_Given information:_
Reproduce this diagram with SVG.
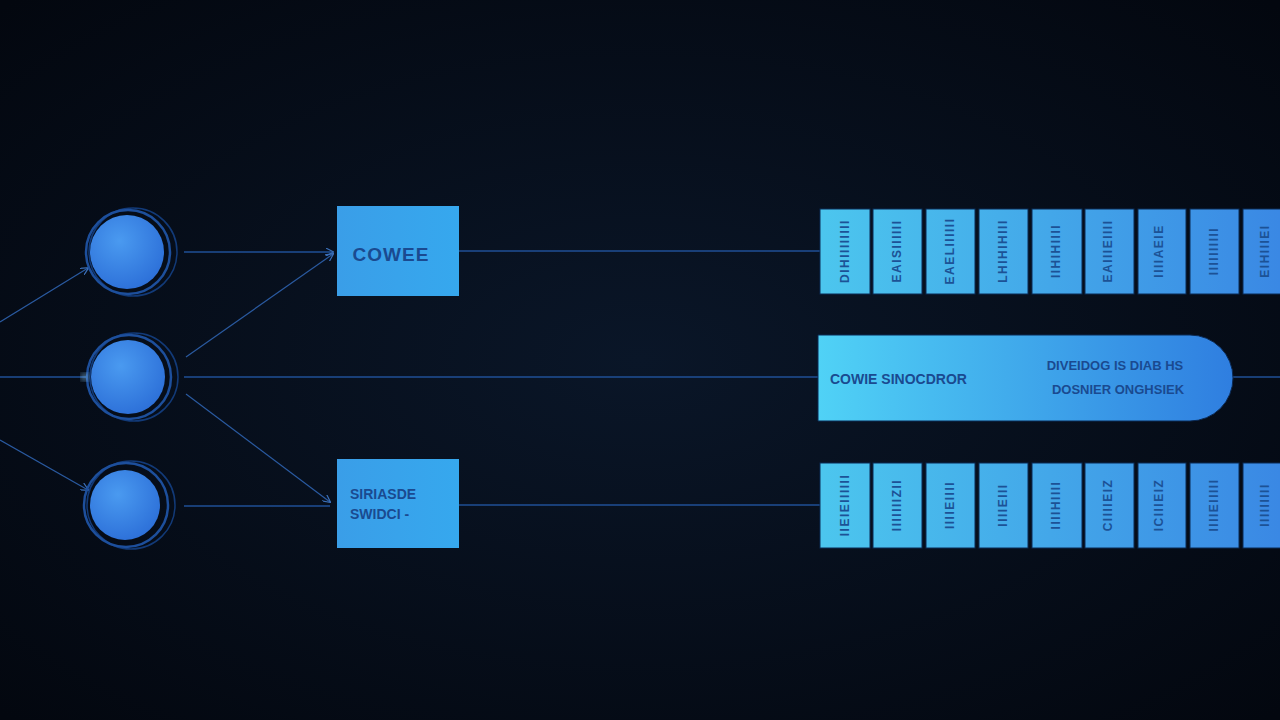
<svg xmlns="http://www.w3.org/2000/svg" width="1280" height="720" viewBox="0 0 1280 720">
<defs>
<radialGradient id="bg" cx="50%" cy="50%" r="70%">
<stop offset="0" stop-color="#0a1628"/>
<stop offset="1" stop-color="#03070f"/>
</radialGradient>
<radialGradient id="circ" cx="40%" cy="35%" r="70%">
<stop offset="0" stop-color="#4a9af0"/>
<stop offset="1" stop-color="#2c6fd8"/>
</radialGradient>
<linearGradient id="box" x1="0" y1="0" x2="1" y2="0">
<stop offset="0" stop-color="#3a9ee8"/>
<stop offset="1" stop-color="#36a8ee"/>
</linearGradient>
<linearGradient id="cells" gradientUnits="userSpaceOnUse" x1="820" y1="0" x2="1280" y2="0">
<stop offset="0" stop-color="#4cc6ee"/>
<stop offset="1" stop-color="#3a88e4"/>
</linearGradient>
<linearGradient id="pill" x1="0" y1="0" x2="1" y2="0">
<stop offset="0" stop-color="#50d2f6"/>
<stop offset="1" stop-color="#2f7ee0"/>
</linearGradient>
<marker id="arr" viewBox="0 0 10 10" refX="9" refY="5" markerWidth="8" markerHeight="8" orient="auto" markerUnits="userSpaceOnUse">
<path d="M0,0 L10,5 L0,10" fill="none" stroke="#3b6fb8" stroke-width="1.5"/>
</marker>
<filter id="glow" x="-30%" y="-30%" width="160%" height="160%">
<feGaussianBlur stdDeviation="3"/>
</filter>
</defs>
<style>
.ln{stroke:#1f4f96;stroke-width:1.6;fill:none}
.dg{stroke:#2a5aa0;stroke-width:1.2;fill:none}
.ring{fill:none;stroke:#1d4f9c;stroke-width:2.5}
.ring2{fill:none;stroke:#123a78;stroke-width:1.5}
.cell{fill:url(#cells);stroke:#0b2a55;stroke-width:1}
.lbl{font-family:"Liberation Sans",Arial,sans-serif;font-weight:bold;fill:#1a4a90}
.vt{font-family:"Liberation Sans",Arial,sans-serif;font-weight:bold;font-size:12px;fill:#1c5296;letter-spacing:1.5px}
</style>
<rect width="1280" height="720" fill="url(#bg)"/>

<g id="connectors">
<line class="ln" x1="184" y1="252" x2="333" y2="252" marker-end="url(#arr)"/>
<line class="ln" x1="459" y1="251" x2="820" y2="251"/>
<line class="ln" x1="0" y1="377" x2="86" y2="377"/>
<line class="ln" x1="184" y1="377" x2="818" y2="377"/>
<line class="ln" x1="1233" y1="377" x2="1280" y2="377"/>
<line class="ln" x1="184" y1="506" x2="330" y2="506"/>
<line class="ln" x1="459" y1="505" x2="820" y2="505"/>
<line class="dg" x1="0" y1="322" x2="88" y2="268" marker-end="url(#arr)"/>
<line class="dg" x1="186" y1="357" x2="333" y2="254" marker-end="url(#arr)"/>
<line class="dg" x1="186" y1="394" x2="330" y2="502" marker-end="url(#arr)"/>
<line class="dg" x1="0" y1="440" x2="88" y2="490" marker-end="url(#arr)"/>
</g>

<g id="circle1">
<circle cx="133" cy="252" r="44" class="ring2"/>
<circle cx="128" cy="252" r="42" class="ring"/>
<circle cx="127" cy="252" r="37" fill="url(#circ)"/>
</g>
<g id="circle2">
<circle cx="134" cy="377" r="44" class="ring2"/>
<circle cx="129" cy="377" r="42" class="ring"/>
<circle cx="128" cy="377" r="37" fill="url(#circ)"/>
<circle cx="85" cy="377" r="3" fill="#8fd0ff" filter="url(#glow)"/>
</g>
<g id="circle3">
<circle cx="131" cy="505" r="44" class="ring2"/>
<circle cx="126" cy="505" r="42" class="ring"/>
<circle cx="125" cy="505" r="35" fill="url(#circ)"/>
</g>

<g id="box1">
<rect x="337" y="206" width="122" height="90" fill="url(#box)"/>
<text class="lbl" x="391" y="261" font-size="19" letter-spacing="1" text-anchor="middle">COWEE</text>
</g>
<g id="box2">
<rect x="337" y="459" width="122" height="89" fill="url(#box)"/>
<text class="lbl" x="350" y="499" font-size="14">SIRIASDE</text>
<text class="lbl" x="350" y="519" font-size="14">SWIDCI -</text>
</g>

<g id="cellsTop">
<rect class="cell" x="820" y="209" width="50" height="85"/>
<rect class="cell" x="873" y="209" width="49" height="85"/>
<rect class="cell" x="926" y="209" width="49" height="85"/>
<rect class="cell" x="979" y="209" width="49" height="85"/>
<rect class="cell" x="1032" y="209" width="50" height="85"/>
<rect class="cell" x="1085" y="209" width="49" height="85"/>
<rect class="cell" x="1138" y="209" width="48" height="85"/>
<rect class="cell" x="1190" y="209" width="49" height="85"/>
<rect class="cell" x="1243" y="209" width="40" height="85"/>
<g class="vt" text-anchor="middle">
<text transform="translate(849,251) rotate(-90)">DIHIIIIIIII</text>
<text transform="translate(901,251) rotate(-90)">EAISIIIIII</text>
<text transform="translate(954,251) rotate(-90)">EAELIIIIII</text>
<text transform="translate(1007,251) rotate(-90)">LHIHIHIII</text>
<text transform="translate(1060,251) rotate(-90)">IIHIHIIII</text>
<text transform="translate(1112,251) rotate(-90)">EAIIIEIIII</text>
<text transform="translate(1163,251) rotate(-90)">IIIIAEIE</text>
<text transform="translate(1218,251) rotate(-90)">IIIIIIIIII</text>
<text transform="translate(1269,251) rotate(-90)">EIHIIIEI</text>
</g>
</g>

<g id="pillNode">
<path d="M818,335 H1190 A43,43 0 0 1 1190,421 H818 Z" fill="url(#pill)" stroke="#0b2a55" stroke-width="1"/>
<text class="lbl" x="830" y="384" font-size="14">COWIE SINOCDROR</text>
<text class="lbl" x="1115" y="370" font-size="13" text-anchor="middle">DIVEIDOG IS DIAB HS</text>
<text class="lbl" x="1118" y="394" font-size="13" text-anchor="middle">DOSNIER ONGHSIEK</text>
</g>

<g id="cellsBottom">
<rect class="cell" x="820" y="463" width="50" height="85"/>
<rect class="cell" x="873" y="463" width="49" height="85"/>
<rect class="cell" x="926" y="463" width="49" height="85"/>
<rect class="cell" x="979" y="463" width="49" height="85"/>
<rect class="cell" x="1032" y="463" width="50" height="85"/>
<rect class="cell" x="1085" y="463" width="49" height="85"/>
<rect class="cell" x="1138" y="463" width="48" height="85"/>
<rect class="cell" x="1190" y="463" width="49" height="85"/>
<rect class="cell" x="1243" y="463" width="40" height="85"/>
<g class="vt" text-anchor="middle">
<text transform="translate(849,505) rotate(-90)">IIEIEIIIIII</text>
<text transform="translate(901,505) rotate(-90)">IIIIIIIZII</text>
<text transform="translate(954,505) rotate(-90)">IIIIEIIII</text>
<text transform="translate(1007,505) rotate(-90)">IIIIEIII</text>
<text transform="translate(1060,505) rotate(-90)">IIIIHIIII</text>
<text transform="translate(1112,505) rotate(-90)">CIIIIEIZ</text>
<text transform="translate(1163,505) rotate(-90)">ICIIIEIZ</text>
<text transform="translate(1218,505) rotate(-90)">IIIIEIIIII</text>
<text transform="translate(1269,505) rotate(-90)">IIIIIIIII</text>
</g>
</g>
</svg>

_Task directions:_
Every line of the material is to be quoted exactly, with no pictures carried over.

_Exercise answer:_
Reproduce this diagram with SVG.
<svg xmlns="http://www.w3.org/2000/svg" width="1280" height="720" viewBox="0 0 1280 720">
<defs>
<radialGradient id="bg" cx="50%" cy="50%" r="70%">
<stop offset="0" stop-color="#0a1628"/>
<stop offset="1" stop-color="#03070f"/>
</radialGradient>
<radialGradient id="circ" cx="40%" cy="35%" r="70%">
<stop offset="0" stop-color="#4a9af0"/>
<stop offset="1" stop-color="#2c6fd8"/>
</radialGradient>
<linearGradient id="box" x1="0" y1="0" x2="1" y2="0">
<stop offset="0" stop-color="#3a9ee8"/>
<stop offset="1" stop-color="#36a8ee"/>
</linearGradient>
<linearGradient id="cells" gradientUnits="userSpaceOnUse" x1="820" y1="0" x2="1280" y2="0">
<stop offset="0" stop-color="#4cc6ee"/>
<stop offset="1" stop-color="#3a88e4"/>
</linearGradient>
<linearGradient id="pill" x1="0" y1="0" x2="1" y2="0">
<stop offset="0" stop-color="#50d2f6"/>
<stop offset="1" stop-color="#2f7ee0"/>
</linearGradient>
<marker id="arr" viewBox="0 0 10 10" refX="9" refY="5" markerWidth="8" markerHeight="8" orient="auto" markerUnits="userSpaceOnUse">
<path d="M0,0 L10,5 L0,10" fill="none" stroke="#3b6fb8" stroke-width="1.5"/>
</marker>
<filter id="glow" x="-30%" y="-30%" width="160%" height="160%">
<feGaussianBlur stdDeviation="3"/>
</filter>
</defs>
<style>
.ln{stroke:#1f4f96;stroke-width:1.6;fill:none}
.dg{stroke:#2a5aa0;stroke-width:1.2;fill:none}
.ring{fill:none;stroke:#1d4f9c;stroke-width:2.5}
.ring2{fill:none;stroke:#123a78;stroke-width:1.5}
.cell{fill:url(#cells);stroke:#0b2a55;stroke-width:1}
.lbl{font-family:"Liberation Sans",Arial,sans-serif;font-weight:bold;fill:#1a4a90}
.vt{font-family:"Liberation Sans",Arial,sans-serif;font-weight:bold;font-size:12px;fill:#1c5296;letter-spacing:1.5px}
</style>
<rect width="1280" height="720" fill="url(#bg)"/>

<g id="connectors">
<line class="ln" x1="184" y1="252" x2="333" y2="252" marker-end="url(#arr)"/>
<line class="ln" x1="459" y1="251" x2="820" y2="251"/>
<line class="ln" x1="0" y1="377" x2="86" y2="377"/>
<line class="ln" x1="184" y1="377" x2="818" y2="377"/>
<line class="ln" x1="1233" y1="377" x2="1280" y2="377"/>
<line class="ln" x1="184" y1="506" x2="330" y2="506"/>
<line class="ln" x1="459" y1="505" x2="820" y2="505"/>
<line class="dg" x1="0" y1="322" x2="88" y2="268" marker-end="url(#arr)"/>
<line class="dg" x1="186" y1="357" x2="333" y2="254" marker-end="url(#arr)"/>
<line class="dg" x1="186" y1="394" x2="330" y2="502" marker-end="url(#arr)"/>
<line class="dg" x1="0" y1="440" x2="88" y2="490" marker-end="url(#arr)"/>
</g>

<g id="circle1">
<circle cx="133" cy="252" r="44" class="ring2"/>
<circle cx="128" cy="252" r="42" class="ring"/>
<circle cx="127" cy="252" r="37" fill="url(#circ)"/>
</g>
<g id="circle2">
<circle cx="134" cy="377" r="44" class="ring2"/>
<circle cx="129" cy="377" r="42" class="ring"/>
<circle cx="128" cy="377" r="37" fill="url(#circ)"/>
<circle cx="85" cy="377" r="3" fill="#8fd0ff" filter="url(#glow)"/>
</g>
<g id="circle3">
<circle cx="131" cy="505" r="44" class="ring2"/>
<circle cx="126" cy="505" r="42" class="ring"/>
<circle cx="125" cy="505" r="35" fill="url(#circ)"/>
</g>

<g id="box1">
<rect x="337" y="206" width="122" height="90" fill="url(#box)"/>
<text class="lbl" x="391" y="261" font-size="19" letter-spacing="1" text-anchor="middle">COWEE</text>
</g>
<g id="box2">
<rect x="337" y="459" width="122" height="89" fill="url(#box)"/>
<text class="lbl" x="350" y="499" font-size="14">SIRIASDE</text>
<text class="lbl" x="350" y="519" font-size="14">SWIDCI -</text>
</g>

<g id="cellsTop">
<rect class="cell" x="820" y="209" width="50" height="85"/>
<rect class="cell" x="873" y="209" width="49" height="85"/>
<rect class="cell" x="926" y="209" width="49" height="85"/>
<rect class="cell" x="979" y="209" width="49" height="85"/>
<rect class="cell" x="1032" y="209" width="50" height="85"/>
<rect class="cell" x="1085" y="209" width="49" height="85"/>
<rect class="cell" x="1138" y="209" width="48" height="85"/>
<rect class="cell" x="1190" y="209" width="49" height="85"/>
<rect class="cell" x="1243" y="209" width="40" height="85"/>
<g class="vt" text-anchor="middle">
<text transform="translate(849,251) rotate(-90)">DIHIIIIIIII</text>
<text transform="translate(901,251) rotate(-90)">EAISIIIIII</text>
<text transform="translate(954,251) rotate(-90)">EAELIIIIII</text>
<text transform="translate(1007,251) rotate(-90)">LHIHIHIII</text>
<text transform="translate(1060,251) rotate(-90)">IIHIHIIII</text>
<text transform="translate(1112,251) rotate(-90)">EAIIIEIIII</text>
<text transform="translate(1163,251) rotate(-90)">IIIIAEIE</text>
<text transform="translate(1218,251) rotate(-90)">IIIIIIIIII</text>
<text transform="translate(1269,251) rotate(-90)">EIHIIIEI</text>
</g>
</g>

<g id="pillNode">
<path d="M818,335 H1190 A43,43 0 0 1 1190,421 H818 Z" fill="url(#pill)" stroke="#0b2a55" stroke-width="1"/>
<text class="lbl" x="830" y="384" font-size="14">COWIE SINOCDROR</text>
<text class="lbl" x="1115" y="370" font-size="13" text-anchor="middle">DIVEIDOG IS DIAB HS</text>
<text class="lbl" x="1118" y="394" font-size="13" text-anchor="middle">DOSNIER ONGHSIEK</text>
</g>

<g id="cellsBottom">
<rect class="cell" x="820" y="463" width="50" height="85"/>
<rect class="cell" x="873" y="463" width="49" height="85"/>
<rect class="cell" x="926" y="463" width="49" height="85"/>
<rect class="cell" x="979" y="463" width="49" height="85"/>
<rect class="cell" x="1032" y="463" width="50" height="85"/>
<rect class="cell" x="1085" y="463" width="49" height="85"/>
<rect class="cell" x="1138" y="463" width="48" height="85"/>
<rect class="cell" x="1190" y="463" width="49" height="85"/>
<rect class="cell" x="1243" y="463" width="40" height="85"/>
<g class="vt" text-anchor="middle">
<text transform="translate(849,505) rotate(-90)">IIEIEIIIIII</text>
<text transform="translate(901,505) rotate(-90)">IIIIIIIZII</text>
<text transform="translate(954,505) rotate(-90)">IIIIEIIII</text>
<text transform="translate(1007,505) rotate(-90)">IIIIEIII</text>
<text transform="translate(1060,505) rotate(-90)">IIIIHIIII</text>
<text transform="translate(1112,505) rotate(-90)">CIIIIEIZ</text>
<text transform="translate(1163,505) rotate(-90)">ICIIIEIZ</text>
<text transform="translate(1218,505) rotate(-90)">IIIIEIIIII</text>
<text transform="translate(1269,505) rotate(-90)">IIIIIIIII</text>
</g>
</g>
</svg>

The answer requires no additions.